(Data section):
■ ■ ■ ■ ■

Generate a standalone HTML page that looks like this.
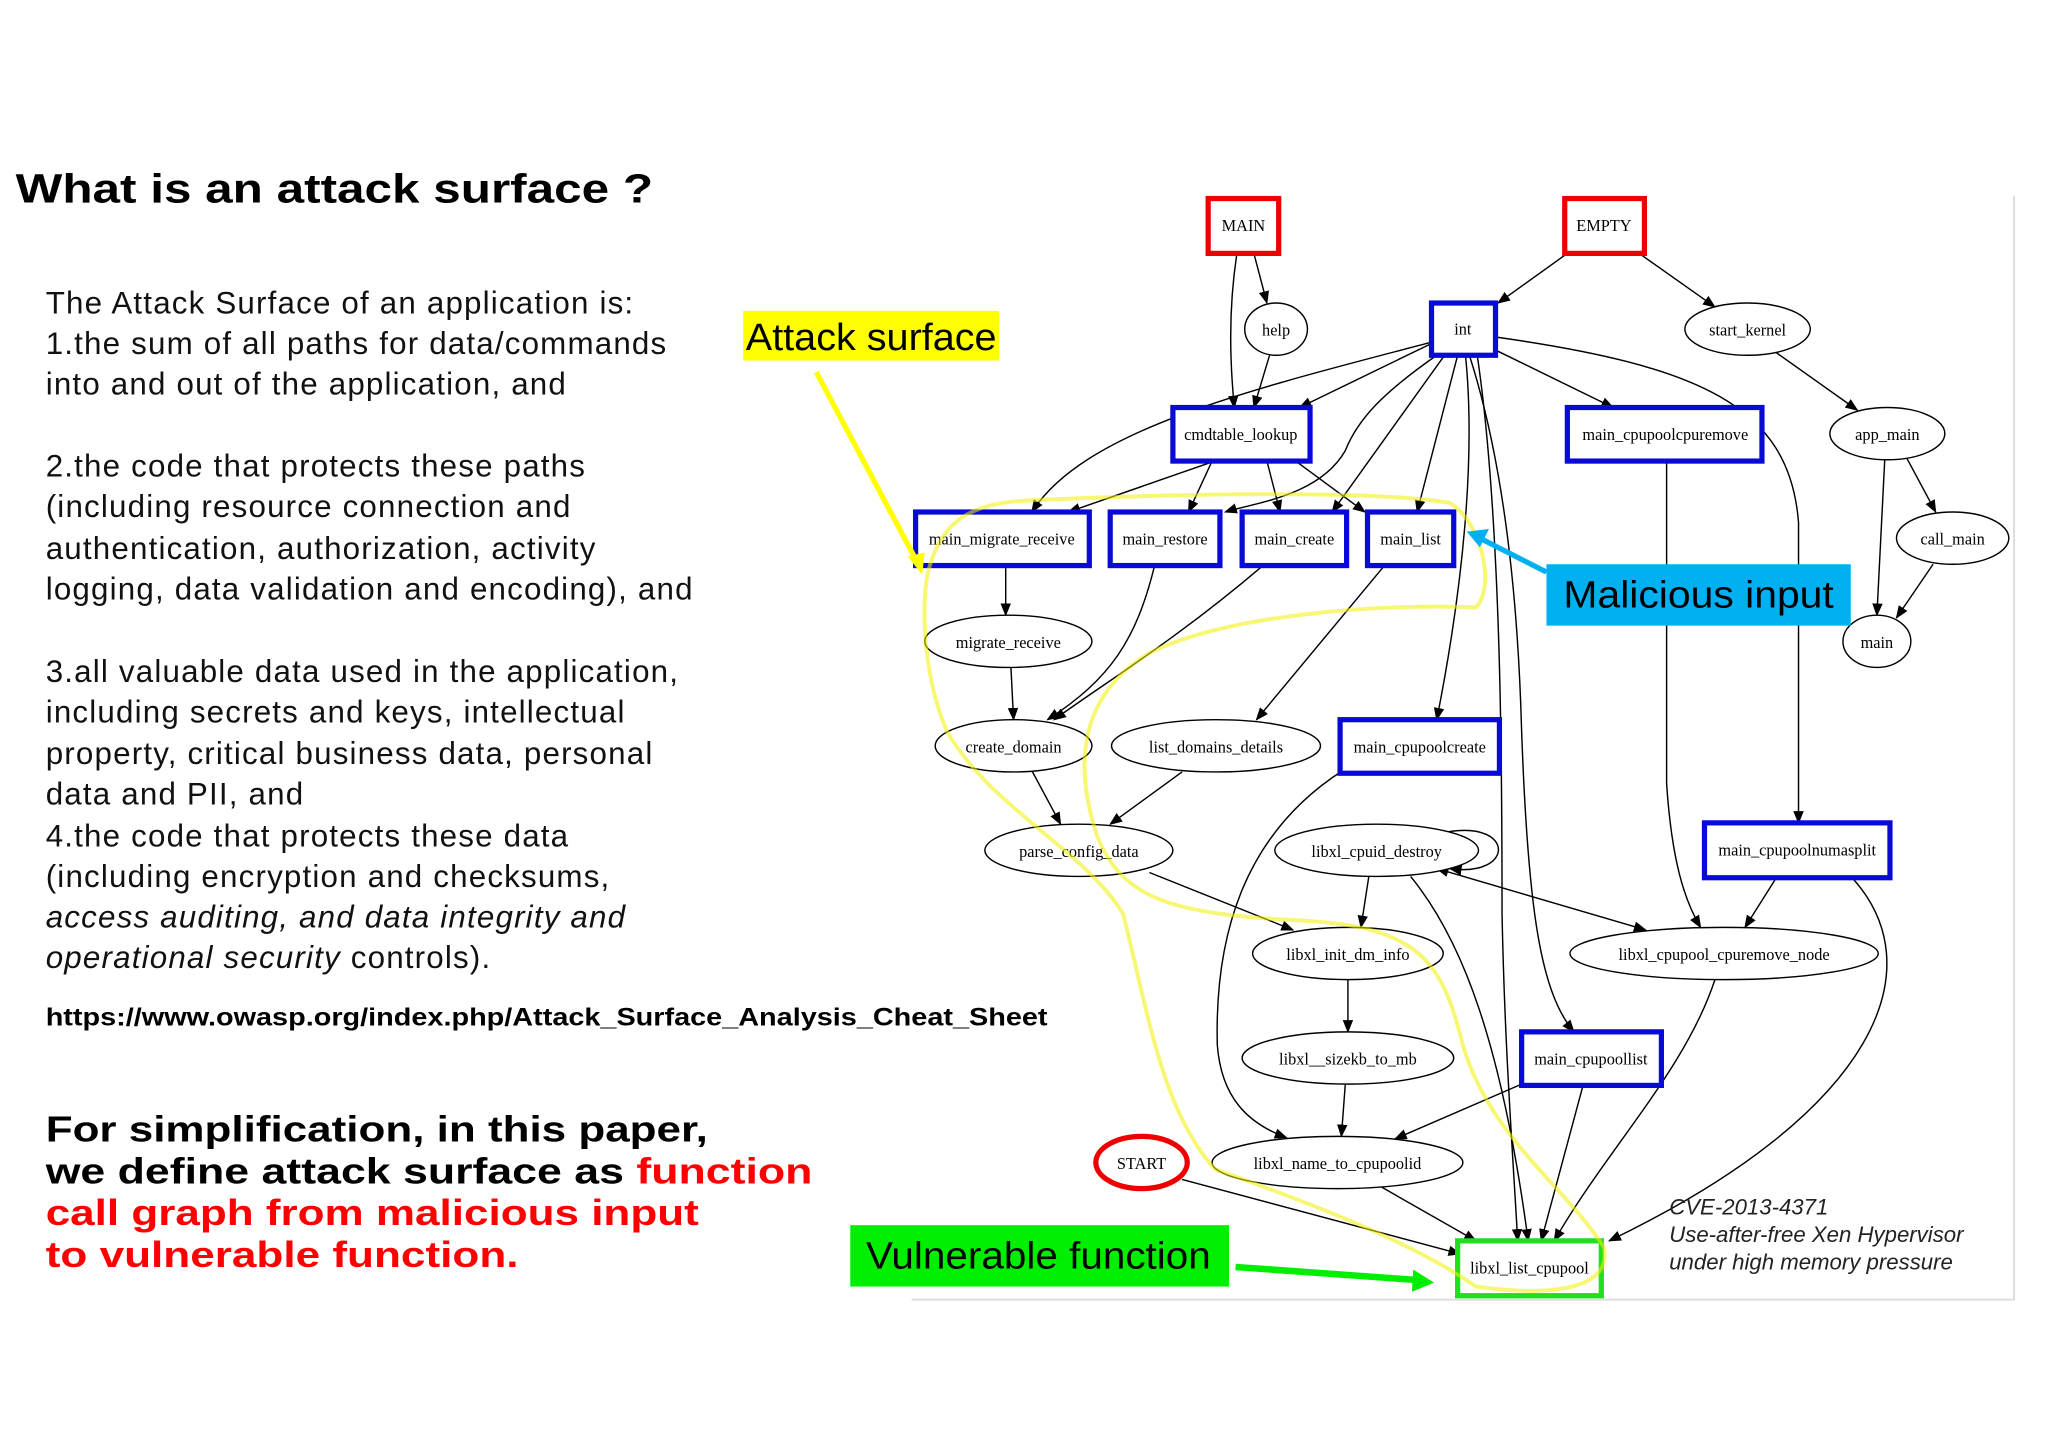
<!DOCTYPE html>
<html><head><meta charset="utf-8"><style>
html,body{margin:0;padding:0;background:#fff;}
svg{display:block}
</style></head><body>
<svg width="2048" height="1448" viewBox="0 0 1568 1108.6" preserveAspectRatio="none" xmlns="http://www.w3.org/2000/svg">
<defs>
<marker id="a" markerWidth="10" markerHeight="8" refX="9" refY="4" orient="auto" markerUnits="userSpaceOnUse"><path d="M0,0 L10,4 L0,8z" fill="#000"/></marker>
<marker id="as" markerWidth="10" markerHeight="8" refX="1" refY="4" orient="auto" markerUnits="userSpaceOnUse"><path d="M10,0 L0,4 L10,8z" fill="#000"/></marker>
</defs>
<rect width="1568" height="1109" fill="#fff"/>
<!-- left text -->
<g font-family="Liberation Sans, Arial, sans-serif" fill="#111">
<text x="12" y="155" font-size="31" font-weight="bold" fill="#000" textLength="488" lengthAdjust="spacingAndGlyphs">What is an attack surface ?</text>
<g font-size="24" letter-spacing="0.9">
<text x="35" y="240">The Attack Surface of an application is:</text>
<text x="35" y="271">1.the sum of all paths for data/commands</text>
<text x="35" y="302">into and out of the application, and</text>
<text x="35" y="365">2.the code that protects these paths</text>
<text x="35" y="396">(including resource connection and</text>
<text x="35" y="428">authentication, authorization, activity</text>
<text x="35" y="459">logging, data validation and encoding), and</text>
<text x="35" y="522">3.all valuable data used in the application,</text>
<text x="35" y="553">including secrets and keys, intellectual</text>
<text x="35" y="585">property, critical business data, personal</text>
<text x="35" y="616">data and PII, and</text>
<text x="35" y="648">4.the code that protects these data</text>
<text x="35" y="679">(including encryption and checksums,</text>
<text x="35" y="710" font-style="italic">access auditing, and data integrity and</text>
<text x="35" y="741"><tspan font-style="italic">operational security</tspan> controls).</text>
</g>
<text x="35" y="785" font-size="19" font-weight="bold" fill="#000" textLength="767" lengthAdjust="spacingAndGlyphs">https://www.owasp.org/index.php/Attack_Surface_Analysis_Cheat_Sheet</text>
<g font-size="28" font-weight="bold" fill="#000">
<text x="35" y="874" textLength="507" lengthAdjust="spacingAndGlyphs">For simplification, in this paper,</text>
<text x="35" y="906" textLength="587" lengthAdjust="spacingAndGlyphs">we define attack surface as <tspan fill="#f00">function</tspan></text>
<text x="35" y="938" fill="#f00" textLength="500" lengthAdjust="spacingAndGlyphs">call graph from malicious input</text>
<text x="35" y="970" fill="#f00" textLength="362" lengthAdjust="spacingAndGlyphs">to vulnerable function.</text>
</g>
</g>
<!-- graph frame -->
<path d="M1542,150 L1542,995 L698,995" fill="none" stroke="#ddd" stroke-width="1.5"/>
<!-- edges -->
<g fill="none" stroke="#000" stroke-width="1.1" marker-end="url(#a)">
<path d="M960,194 L970,232"/>
<path d="M947,194 C940,240 942,280 945,312"/>
<path d="M972,272 L960,312"/>
<path d="M1200,194 L1147,232"/>
<path d="M1255,194 L1313,235"/>
<path d="M1360,270 L1422,314"/>
<path d="M1098,262 L995,312"/>
<path d="M1096,262 C950,300 830,330 790,392"/>
<path d="M1100,272 C1060,300 1040,320 1030,345 C1010,380 960,385 938,392"/>
<path d="M1106,272 L1020,392"/>
<path d="M1116,272 L1085,392"/>
<path d="M1122,272 C1130,350 1120,450 1100,551"/>
<path d="M1125,272 C1150,350 1162,450 1165,560 C1170,700 1180,760 1205,790"/>
<path d="M1131,272 C1150,400 1150,600 1150,700 C1152,800 1158,880 1162,950"/>
<path d="M1145,268 L1235,312"/>
<path d="M1145,258 C1300,280 1370,310 1377,400 L1377,630"/>
<path d="M930,353 L818,392"/>
<path d="M928,353 L910,392"/>
<path d="M970,353 L980,392"/>
<path d="M992,353 L1045,392"/>
<path d="M1443,352 L1437,471"/>
<path d="M1460,351 L1482,392"/>
<path d="M1480,432 L1452,473"/>
<path d="M770,433 L770,471"/>
<path d="M774,511 L776,551"/>
<path d="M884,433 C870,490 850,520 802,551"/>
<path d="M967,433 C900,490 850,520 807,551"/>
<path d="M1060,433 L962,551"/>
<path d="M790,590 L812,631"/>
<path d="M905,591 L850,631"/>
<path d="M1028,590 C950,640 930,720 932,800 C935,840 955,860 985,871"/>
<path d="M1276,353 L1276,600 C1280,660 1290,690 1302,710"/>
<path d="M880,668 L990,712"/>
<path d="M1048,671 L1042,710"/>
<path d="M1108,637 C1160,628 1160,672 1110,665"/>
<path d="M1360,672 L1336,710"/>
<path d="M1080,671 C1120,720 1150,800 1170,950"/>
<path d="M1032,750 L1032,790"/>
<path d="M1030,830 L1027,870"/>
<path d="M1165,830 L1068,872"/>
<path d="M1212,831 L1180,950"/>
<path d="M1313,750 C1290,820 1230,880 1190,950"/>
<path d="M1418,672 C1480,740 1440,850 1232,950"/>
<path d="M905,903 L1118,960"/>
<path d="M1058,909 L1130,950"/>
<path d="M1100,665 L1260,712" marker-start="url(#as)"/>
</g>
<!-- nodes -->
<g font-family="Liberation Serif, Times New Roman, serif" font-size="12.5" text-anchor="middle" fill="#000">
<g fill="#fff" stroke="#e00" stroke-width="4">
<rect x="925" y="152" width="54" height="42"/>
<rect x="1198" y="152" width="61" height="42"/>
<ellipse cx="874" cy="890" rx="35" ry="20"/>
</g>
<g fill="#fff" stroke="#0a0ad8" stroke-width="4">
<rect x="1096" y="232" width="49" height="40"/>
<rect x="898" y="312" width="105" height="41"/>
<rect x="1200" y="312" width="149" height="41"/>
<rect x="701" y="392" width="133" height="41"/>
<rect x="850" y="392" width="84" height="41"/>
<rect x="951" y="392" width="80" height="41"/>
<rect x="1047" y="392" width="66" height="41"/>
<rect x="1026" y="551" width="122" height="41"/>
<rect x="1305" y="630" width="142" height="42"/>
<rect x="1165" y="790" width="107" height="41"/>
</g>
<rect x="1116" y="950" width="110" height="42" fill="#fff" stroke="#1ee01e" stroke-width="4"/>
<g fill="#fff" stroke="#000" stroke-width="1.1">
<ellipse cx="977" cy="252" rx="24" ry="20"/>
<ellipse cx="1338" cy="252" rx="48" ry="20"/>
<ellipse cx="1445" cy="332" rx="44" ry="20"/>
<ellipse cx="1495" cy="412" rx="43" ry="20"/>
<ellipse cx="772" cy="491" rx="64" ry="20"/>
<ellipse cx="1437" cy="491" rx="26" ry="20"/>
<ellipse cx="776" cy="571" rx="60" ry="20"/>
<ellipse cx="931" cy="571" rx="80" ry="20"/>
<ellipse cx="826" cy="651" rx="72" ry="20"/>
<ellipse cx="1054" cy="651" rx="78" ry="20"/>
<ellipse cx="1032" cy="730" rx="73" ry="20"/>
<ellipse cx="1320" cy="730" rx="118" ry="20"/>
<ellipse cx="1032" cy="810" rx="81" ry="20"/>
<ellipse cx="1024" cy="890" rx="96" ry="20"/>
</g>
<text x="952" y="177">MAIN</text>
<text x="1228" y="177">EMPTY</text>
<text x="874" y="895">START</text>
<text x="1120" y="256">int</text>
<text x="950" y="337">cmdtable_lookup</text>
<text x="1275" y="337">main_cpupoolcpuremove</text>
<text x="767" y="417">main_migrate_receive</text>
<text x="892" y="417">main_restore</text>
<text x="991" y="417">main_create</text>
<text x="1080" y="417">main_list</text>
<text x="1087" y="576">main_cpupoolcreate</text>
<text x="1376" y="655">main_cpupoolnumasplit</text>
<text x="1218" y="815">main_cpupoollist</text>
<text x="1171" y="975">libxl_list_cpupool</text>
<text x="977" y="257">help</text>
<text x="1338" y="257">start_kernel</text>
<text x="1445" y="337">app_main</text>
<text x="1495" y="417">call_main</text>
<text x="772" y="496">migrate_receive</text>
<text x="1437" y="496">main</text>
<text x="776" y="576">create_domain</text>
<text x="931" y="576">list_domains_details</text>
<text x="826" y="656">parse_config_data</text>
<text x="1054" y="656">libxl_cpuid_destroy</text>
<text x="1032" y="735">libxl_init_dm_info</text>
<text x="1320" y="735">libxl_cpupool_cpuremove_node</text>
<text x="1032" y="815">libxl__sizekb_to_mb</text>
<text x="1024" y="895">libxl_name_to_cpupoolid</text>
</g>
<!-- yellow loop -->
<path d="M710,440 C720,400 740,385 790,383 C900,378 1050,375 1110,385 C1135,400 1145,450 1130,465 C1060,462 940,470 880,500 C830,530 820,580 840,640 C860,690 900,700 1000,705 C1090,710 1105,740 1120,800 C1140,870 1200,910 1228,955 C1235,990 1180,992 1130,985 C1080,950 1000,920 930,895 C890,850 880,780 860,700 C830,650 760,620 725,560 C708,520 705,470 710,440" fill="none" stroke="#f0f000" stroke-width="3" opacity="0.55"/>
<!-- annotations -->
<rect x="569" y="238" width="196" height="38" fill="#ffff00"/>
<text x="571" y="268" font-family="Liberation Sans, sans-serif" font-size="29" fill="#000" textLength="192" lengthAdjust="spacingAndGlyphs">Attack surface</text>
<line x1="625" y1="285" x2="701" y2="428" stroke="#ffff00" stroke-width="4"/>
<path d="M695,426 L706,440 L708,423z" fill="#ffff00"/>
<rect x="1184" y="432" width="233" height="47" fill="#00b0f0"/>
<text x="1197" y="465" font-family="Liberation Sans, sans-serif" font-size="29" fill="#000" textLength="207" lengthAdjust="spacingAndGlyphs">Malicious input</text>
<line x1="1184" y1="438" x2="1133" y2="412" stroke="#00b0f0" stroke-width="4"/>
<path d="M1123,407 L1140,405 L1133,419z" fill="#00b0f0"/>
<rect x="651" y="938" width="290" height="47" fill="#00ee00"/>
<text x="663" y="971" font-family="Liberation Sans, sans-serif" font-size="29" fill="#000" textLength="264" lengthAdjust="spacingAndGlyphs">Vulnerable function</text>
<line x1="946" y1="970" x2="1085" y2="980" stroke="#00ee00" stroke-width="5"/>
<path d="M1098,982 L1082,972 L1081,989z" fill="#00ee00"/>
<g font-family="Liberation Sans, sans-serif" font-size="17" font-style="italic" fill="#222">
<text x="1278" y="930">CVE-2013-4371</text>
<text x="1278" y="951">Use-after-free Xen Hypervisor</text>
<text x="1278" y="972">under high memory pressure</text>
</g>
</svg>
</body></html>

■ ■ ■ ■ ■

(What to do):
Note every line above where the string "that" shows up, and copy those lines.

(Answer to this exercise):
Generate a standalone HTML page that looks like this.
<text x="35" y="365">2.the code that protects these paths</text>
<text x="35" y="648">4.the code that protects these data</text>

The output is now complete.